Safe Harbor Qualified Mortgages
Don’t forget about points and fees as they relate to permanent construction loans for qualified safe harbor mortgages. Regulation Z offers guidance on how points and fees are calculated and then allocated. Essentially, there are two options. Credit unions may treat a construction phase and a permanent phase as a single transaction. The other option is of course to treat them as two separate transactions.
Regardless of the option chosen, credit unions must calculate points and fees according to section 1026.3 (b)(1) of Regulation Z. Calculation of fees is not difficult. The fly in the ointment has to do with allocation. It may seem as if the preamble and staff commentary on specific sections of Regulation Z are somewhat vague. However, if you refer to Appendix D, you will find specific guidance on how to make calculations and allocations for mortgage loans when they are treated as either separate transactions or a single transaction. Therefore, we can interpret the vague language as a means for credit unions to make risk-based decisions when it comes to point allocation and fees for safe harbor qualified mortgages.
So while it may be cumbersome at times to deal with TILA changes in regard to forms and disclosures, the heart of Regulation Z points to consumer protection. That’s a cause any credit union can support.
Payment Posting
This specifically applies to closed-end lending, and excludes home equity lines of credit. Essentially, payments must be credited the date they are received. However, if you receive a payment and do not enter it until after the due date, it’s not considered a violation as long as no interest, penalties or late charges are assessed to the consumer.

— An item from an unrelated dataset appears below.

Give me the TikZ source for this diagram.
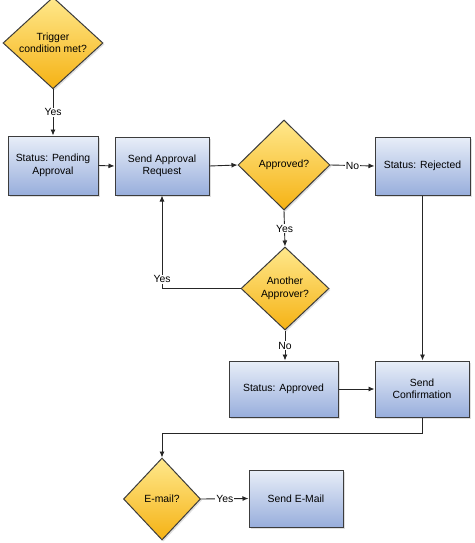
\documentclass[tikz,border=0pt]{standalone}
\usepackage{fontspec}
\setmainfont{Liberation Sans}
\usetikzlibrary{shapes.geometric,arrows.meta,positioning,shadows}

\definecolor{boxtop}{RGB}{232,238,248}
\definecolor{boxbot}{RGB}{152,174,220}
\definecolor{dectop}{RGB}{255,232,140}
\definecolor{decbot}{RGB}{245,178,20}
\definecolor{edge}{RGB}{60,60,60}

\begin{document}
\begin{tikzpicture}[x=1pt, y=-1pt, font=\fontsize{10.4}{12.4}\selectfont,
    state/.style={draw=edge, line width=1pt, rectangle, top color=boxtop, bottom color=boxbot,
        align=center, drop shadow={opacity=0.25, shadow xshift=1.5pt, shadow yshift=-1.5pt}},
    decision/.style={draw=edge, line width=1pt, diamond, top color=dectop, bottom color=decbot,
        align=center, inner sep=1pt, drop shadow={opacity=0.25, shadow xshift=1.5pt, shadow yshift=-1.5pt}},
    flow/.style={line width=0.9pt, draw=black!85, -{Latex[length=6pt,width=5pt]}},
    tag/.style={fill=white, inner sep=1pt}]
        \useasboundingbox (0,0) rectangle (474,543);

        % Start
        \node[decision, minimum width=100pt, minimum height=85pt] at (53,43) (trigger) {Trigger\\condition met?};

        % Approval request
        \node[state, minimum width=90pt, minimum height=59pt] at (53,165.5) (pending) {Status: Pending\\Approval};
        \node[state, minimum width=94pt, minimum height=58pt] at (162,166) (request) {Send Approval\\Request};
        \node[decision, minimum width=92pt, minimum height=90pt] at (284,165) (approved) {Approved?};
        \node[state, minimum width=95pt, minimum height=58pt] at (422.5,166) (rejected) {Status: Rejected};

        % Next approver
        \node[decision, minimum width=88pt, minimum height=83pt] at (285,288.5) (another) {Another\\Approver?};

        % Confirmation
        \node[state, minimum width=109pt, minimum height=56pt] at (283.5,389) (statapp) {Status: Approved};
        \node[state, minimum width=94pt, minimum height=56pt] at (422,389) (confirm) {Send\\Confirmation};

        % E-mail
        \node[decision, minimum width=77pt, minimum height=82pt] at (162,499) (email) {E-mail?};
        \node[state, minimum width=94pt, minimum height=57pt] at (296,498.5) (sendmail) {Send E-Mail};

        % Connectors
        \draw[flow] (trigger.south) -- node[tag] {Yes} (pending.north);
        \draw[flow] (pending.east) -- (request.west);
        \draw[flow] (request.east) -- (approved.west);
        \draw[flow] (approved.east) -- node[tag] {No} (rejected.west);
        \draw[flow] (approved.south) -- node[tag] {Yes} (another.north);
        \draw[flow] (another.west) -| node[tag, pos=0.55] {Yes} (request.south);
        \draw[flow] (another.south) -- node[tag] {No} (another.south |- statapp.north);
        \draw[flow] (rejected.south) -- (rejected.south |- confirm.north);
        \draw[flow] (statapp.east) -- (confirm.west);
        \draw[flow] (confirm.south) -- ++(0,16) -| (email.north);
        \draw[flow] (email.east) -- node[tag] {Yes} (sendmail.west);
    \end{tikzpicture}
\end{document}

In addition, the Official Staff Commentary allows loan servicers to establish what they call reasonable requirements in writing for consumer payments. These include things like requiring payment coupons or account numbers to accompany each payment, establishing set cut-off hours for receipt of payment, currency specifications, payment address, and specifying that checks and money orders should only be sent through the mail.

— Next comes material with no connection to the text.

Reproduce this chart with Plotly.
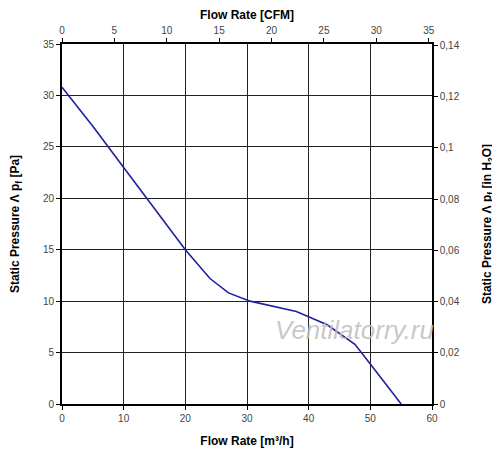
import plotly.graph_objects as go

# fan curve
flow_m3h = [0, 5, 10, 15, 20, 24, 27, 30.5, 38, 43, 47.5, 50.5, 55]
pressure_pa = [30.8, 27.0, 23.0, 19.0, 15.0, 12.2, 10.8, 10.0, 9.0, 7.7, 5.8, 3.5, 0]

M3H_PER_CFM = 1.699
PA_PER_INH2O = 249.09

x_range = [0, 60]
y_range = [0, 35]

flow_cfm = [v / M3H_PER_CFM for v in flow_m3h]
pressure_inh2o = [v / PA_PER_INH2O for v in pressure_pa]

FONT = "Liberation Sans"
tick_font = dict(family=FONT, size=10, color="#444444")
title_font = dict(family=FONT, size=12, color="black")

fig = go.Figure()
fig.add_trace(
    go.Scatter(
        x=flow_m3h,
        y=pressure_pa,
        mode="lines",
        line=dict(color="#1f1fa0", width=1.6),
        showlegend=False,
    )
)
# invisible trace so the CFM / inH2O axes are tied to data
fig.add_trace(
    go.Scatter(
        x=flow_cfm,
        y=pressure_inh2o,
        xaxis="x2",
        yaxis="y2",
        mode="lines",
        line=dict(color="rgba(0,0,0,0)"),
        hoverinfo="skip",
        showlegend=False,
    )
)

axis_common = dict(
    showline=True,
    linecolor="black",
    ticks="outside",
    ticklen=4,
    tickcolor="black",
    tickfont=tick_font,
    zeroline=False,
    automargin=False,
)

# the page body adds an 8px offset, margins compensate for it
fig.update_layout(
    width=492,
    height=452,
    margin=dict(l=54, r=68, t=36, b=56),
    paper_bgcolor="white",
    plot_bgcolor="white",
    separators=", ",
    xaxis=dict(
        range=x_range,
        dtick=10,
        linewidth=2,
        showgrid=True,
        gridcolor="#222222",
        gridwidth=1,
        title=dict(text="<b>Flow Rate [m³/h]</b>", font=title_font, standoff=14),
        **axis_common,
    ),
    yaxis=dict(
        range=y_range,
        dtick=5,
        linewidth=2,
        showgrid=True,
        gridcolor="#222222",
        gridwidth=1,
        title=dict(text="<b>Static Pressure Λ p<sub>f</sub> [Pa]</b>", font=title_font, standoff=22),
        **axis_common,
    ),
    xaxis2=dict(
        range=[x_range[0] / M3H_PER_CFM, x_range[1] / M3H_PER_CFM],
        dtick=5,
        side="top",
        overlaying="x",
        linewidth=1.5,
        showgrid=False,
        title=dict(text="<b>Flow Rate [CFM]</b>", font=title_font, standoff=8),
        **axis_common,
    ),
    yaxis2=dict(
        range=[y_range[0] / PA_PER_INH2O, y_range[1] / PA_PER_INH2O],
        dtick=0.02,
        side="right",
        overlaying="y",
        linewidth=1.5,
        showgrid=False,
        title=dict(text="<b>Static Pressure Λ p<sub>f</sub> [in H<sub>2</sub>O]</b>", font=title_font, standoff=24),
        **axis_common,
    ),
    annotations=[
        dict(
            text="<i>Ventilatorry.ru</i>",
            xref="paper",
            yref="paper",
            x=0.79,
            y=0.205,
            xanchor="center",
            yanchor="middle",
            showarrow=False,
            font=dict(family=FONT, size=26, color="rgba(190,190,190,0.85)"),
        )
    ],
)

fig.write_html("out.html")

Also, the OSC states that payment requirements for services should be reasonable for consumers. In other words, it should not be difficult for an individual to make payments against their loan. Therefore, your forms and disclosure provider must be familiar with payment regulations in order to know how to best serve the needs of your credit union. Payment coupons, online payments, initial loan servicing agreements – all of these are associated with Regulation Z payment requirements.
Credit Cards
It’s important to understand how Regulation Z works in conjunction with credit card products you offer. For instance, one of the Credit Card Act components states you may not raise a member’s APR or fees associated with their credit card account unless you provide them with a 45-day advanced notice exception.
Yet, associated with this exception is a rather large compliance elephant in the middle of the room. The 45-day notice exception may not be used within the first year of a member opening a credit card account. For this reason, across-the-board increases must include some sort of monitoring to determine which members have opened credit card accounts within the past 12 months, so any increase can be delayed until the physical year has ended.

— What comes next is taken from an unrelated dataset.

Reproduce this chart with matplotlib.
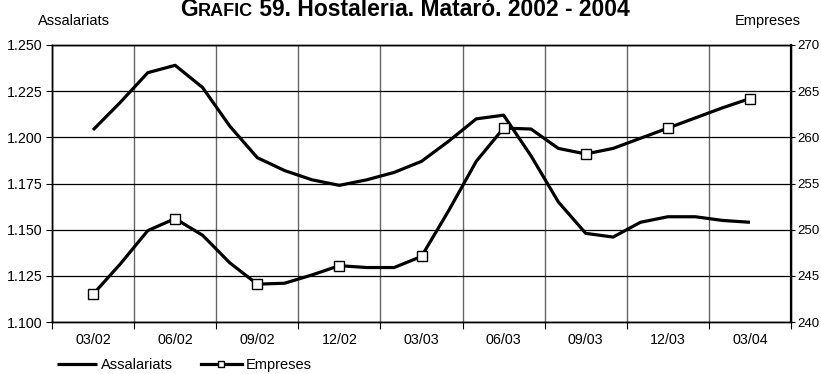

In addition, credit unions are required to evaluate accounts with an increased APR every six months. They must review the rationale behind the rate increase and document their decision to either reduce or not reduce the APR on the credit account. However, should a member’s credit account ever be reduced to the original APR, the obligation ends.
There are also other restrictions associated with penalty fee caps and reducing credit limits. However, the restriction with the most potential to create a compliance issue for credit unions involves credit card accounts for members under the age of 21. In this instance, the member must display their own ability to pay at least the required minimum payment, or have a cosigner/joint applicant who is willing to assume liability should the underage member default.
The important thing to remember is this requirement stretches beyond simply opening the account. Regulation Z mandates that credit unions obtain written consent by the cosigner prior to any credit limit increase on the account of a member under the age of 21.
Again, it is extremely helpful to have a forms and disclosures provider familiar with these restrictions. When you deal with Regulation Z on a regular basis, your forms become critical to efficient operation and service. Outdated, non-compliant forms will not work. You must fully understand how Regulation Z impacts your credit union to keep your forms and disclosures compliant.
Remember, the heartbeat of Regulation Z is consumer protection. While it may present some compliance challenges, it ultimately serves to protect your interests as well. Regulation Z fosters full disclosure and transparency, which lays the foundation for member trust and loyalty. Maintaining compliance shows your members they really do matter.